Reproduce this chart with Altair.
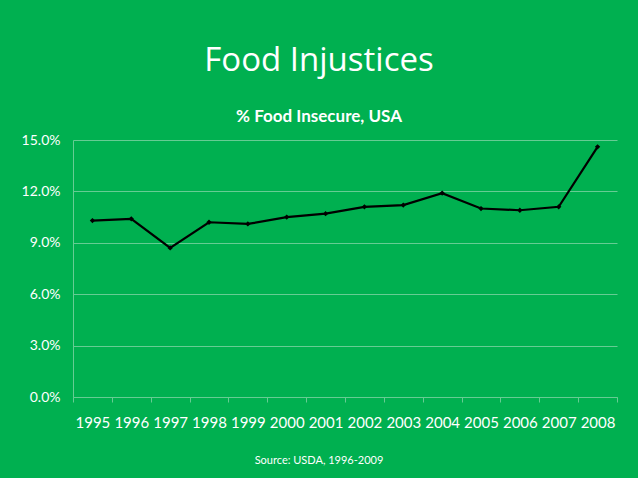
import altair as alt
import pandas as pd

years = ["1995", "1996", "1997", "1998", "1999", "2000", "2001", "2002",
         "2003", "2004", "2005", "2006", "2007", "2008"]
insecure_pct = [10.3, 10.4, 8.7, 10.2, 10.1, 10.5, 10.7, 11.1, 11.2, 11.9,
                11.0, 10.9, 11.1, 14.6]
y_ticks = [0, 3, 6, 9, 12, 15]

title_text = "Food Injustices"
subtitle_text = "% Food Insecure, USA"
source_text = "Source: USDA, 1996-2009"

df = pd.DataFrame({"year": years, "pct": insecure_pct})

FONT = "Lato"
BG = "#00B050"
GRID = "#66cc93"

L, T, W, H = 73, 140, 544, 257

base = alt.Chart(df).encode(
    x=alt.X("year:O", sort=years,
            scale=alt.Scale(paddingInner=0, paddingOuter=0),
            axis=alt.Axis(title=None, labelAngle=0, labelColor="white",
                          labelFont=FONT, labelFontSize=15, labelPadding=13,
                          domainColor=GRID, tickColor=GRID,
                          tickSize=5, grid=False, tickBand="extent")),
    y=alt.Y("pct:Q", scale=alt.Scale(domain=[0, 15], nice=False),
            axis=alt.Axis(title=None, values=y_ticks, labelColor="white",
                          labelFont=FONT, labelFontSize=14, labelPadding=13,
                          labelExpr="format(datum.value, '.1f') + '%'",
                          domain=True, domainColor=GRID, ticks=False,
                          grid=True, gridColor=GRID, gridWidth=1)),
)

line = base.mark_line(color="black", strokeWidth=2.2)
pts = base.mark_point(shape="diamond", filled=True, color="black", size=28, opacity=1)

def txt(s, x, y, size, weight="normal", font=FONT):
    return alt.Chart(pd.DataFrame({"t": [s]})).mark_text(
        color="white", font=font, fontSize=size, fontWeight=weight,
        align="center", baseline="alphabetic").encode(
        x=alt.value(x), y=alt.value(y), text="t:N")

title = txt(title_text, 319 - L, 71 - T, 33, font="Open Sans")
subtitle = txt(subtitle_text, 319 - L, 122 - T, 17, "bold")
source = txt(source_text, 319 - L, 464 - T, 11)

chart = alt.layer(line, pts, title, subtitle, source).properties(
    width=W, height=H,
    autosize=alt.AutoSizeParams(type="none"),
    padding={"left": L, "top": T, "right": 638 - L - W, "bottom": 478 - T - H},
    background=BG,
).configure_view(stroke=None)

chart.save("out.html", embed_options={"renderer": "svg", "actions": False})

Stated goal: Copy the material shown above in full and exactly. Skip the pictures.

Task result:
Reproduce this chart with Altair.
import altair as alt
import pandas as pd

years = ["1995", "1996", "1997", "1998", "1999", "2000", "2001", "2002",
         "2003", "2004", "2005", "2006", "2007", "2008"]
insecure_pct = [10.3, 10.4, 8.7, 10.2, 10.1, 10.5, 10.7, 11.1, 11.2, 11.9,
                11.0, 10.9, 11.1, 14.6]
y_ticks = [0, 3, 6, 9, 12, 15]

title_text = "Food Injustices"
subtitle_text = "% Food Insecure, USA"
source_text = "Source: USDA, 1996-2009"

df = pd.DataFrame({"year": years, "pct": insecure_pct})

FONT = "Lato"
BG = "#00B050"
GRID = "#66cc93"

L, T, W, H = 73, 140, 544, 257

base = alt.Chart(df).encode(
    x=alt.X("year:O", sort=years,
            scale=alt.Scale(paddingInner=0, paddingOuter=0),
            axis=alt.Axis(title=None, labelAngle=0, labelColor="white",
                          labelFont=FONT, labelFontSize=15, labelPadding=13,
                          domainColor=GRID, tickColor=GRID,
                          tickSize=5, grid=False, tickBand="extent")),
    y=alt.Y("pct:Q", scale=alt.Scale(domain=[0, 15], nice=False),
            axis=alt.Axis(title=None, values=y_ticks, labelColor="white",
                          labelFont=FONT, labelFontSize=14, labelPadding=13,
                          labelExpr="format(datum.value, '.1f') + '%'",
                          domain=True, domainColor=GRID, ticks=False,
                          grid=True, gridColor=GRID, gridWidth=1)),
)

line = base.mark_line(color="black", strokeWidth=2.2)
pts = base.mark_point(shape="diamond", filled=True, color="black", size=28, opacity=1)

def txt(s, x, y, size, weight="normal", font=FONT):
    return alt.Chart(pd.DataFrame({"t": [s]})).mark_text(
        color="white", font=font, fontSize=size, fontWeight=weight,
        align="center", baseline="alphabetic").encode(
        x=alt.value(x), y=alt.value(y), text="t:N")

title = txt(title_text, 319 - L, 71 - T, 33, font="Open Sans")
subtitle = txt(subtitle_text, 319 - L, 122 - T, 17, "bold")
source = txt(source_text, 319 - L, 464 - T, 11)

chart = alt.layer(line, pts, title, subtitle, source).properties(
    width=W, height=H,
    autosize=alt.AutoSizeParams(type="none"),
    padding={"left": L, "top": T, "right": 638 - L - W, "bottom": 478 - T - H},
    background=BG,
).configure_view(stroke=None)

chart.save("out.html", embed_options={"renderer": "svg", "actions": False})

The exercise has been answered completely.